2016年03月25日 | 書評ー小説:作者ア行

池井戸潤著『七つの会議』がついに文庫化されたので、発売と同時に注文し、今週届きました。池井戸潤作品は紙書籍で集めていて、送料や場所の関係で文庫で買うことにしているので、話題作が文庫化されるまで結構じれったい思いで我慢してたりします。

『七つの会議』では中小企業『東京建電』の不正隠蔽がテーマです。池井戸氏がよく取り上げる会社の隠蔽体質ですが、この作品では各章ごとに活躍する人物が異なり、独立性が高くなっていますが、全体として壮大なドラマを形成し、徐々に謎が暴かれていく構成です。

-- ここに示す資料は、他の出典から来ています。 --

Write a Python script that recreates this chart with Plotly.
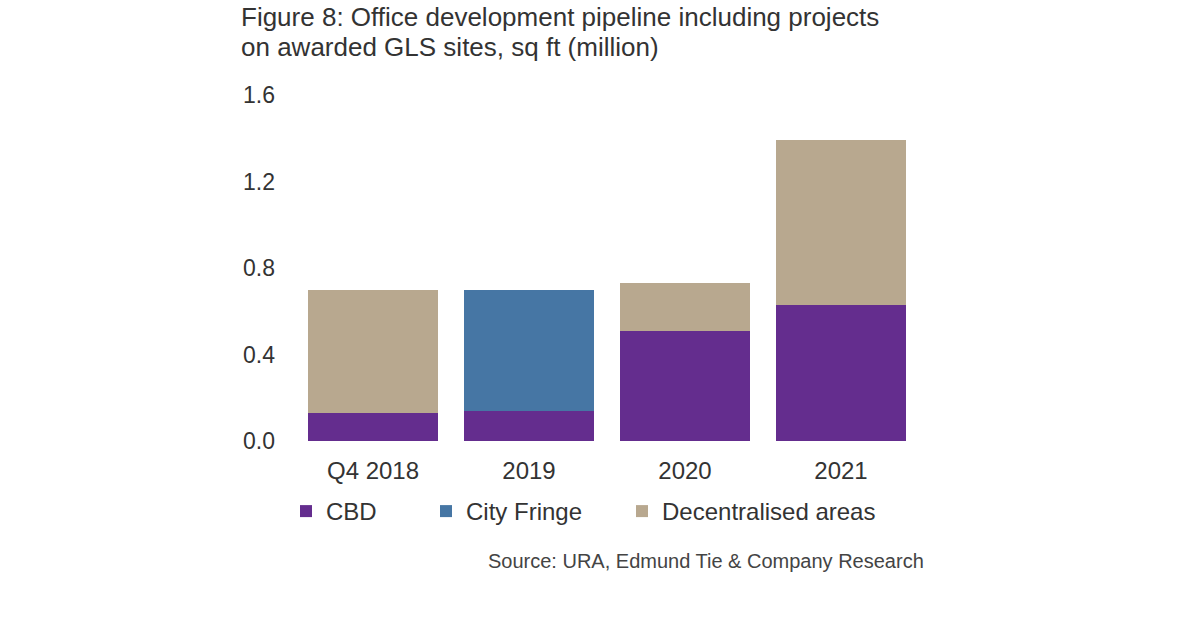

この構成自体は彼の他の作品『シャイロックの子どもたち』とそっくりです。

それはともかく、会社というものは会議なしには成り立ちません。理由や目的は様々ですが、とにかく会議は会社の日常。小説の中でも様々な会議が舞台となり、参加者の出世欲、保身、敵愾心、倫理観などが錯綜し、立体的に仕事風景が語られ、そこここで「働くことの意義」が問われています。ノルマ未達が許されない会社の方針。景気の良し悪しや業界状況無視のノルマ貼り。脱落するのか不正してノルマ達成をするのか、という二者択一まで追い詰められてしまう会社人。日本の会社で働く人たちの中にはこうした理不尽な会社環境に「あるある」と共感する人が多いのではないでしょうか。

池井戸小説では犯罪や不正にかかわる、あるいは巻き込まれる人は多くても、真の意味での悪人はごくごく少数に限られています。それ以外は皆それぞれに事情があり、葛藤があって苦しみ悩んで、その末に犯罪に手を染めてしまっています。恐らく現実の世界でもそれが当てはまるのではないでしょうか。現実と違う点は、池井戸ワールドには必ず「正しいこと」をしようとする正義の番人のような人がいることでしょう。必ずしも〈半沢直樹〉のような派手なヒーローではありませんが、地味だけど、内部告発をしてみたり。

この作品も「サラリーマンへの応援歌」なのかもしれません。

【仕事っちゅうのは、金儲けじゃない。人の助けになることじゃ】。これは作品中、大企業に勤める息子に自営業の父親が言った言葉ですが、ここに池井戸潤のモラルが凝縮されているように思います。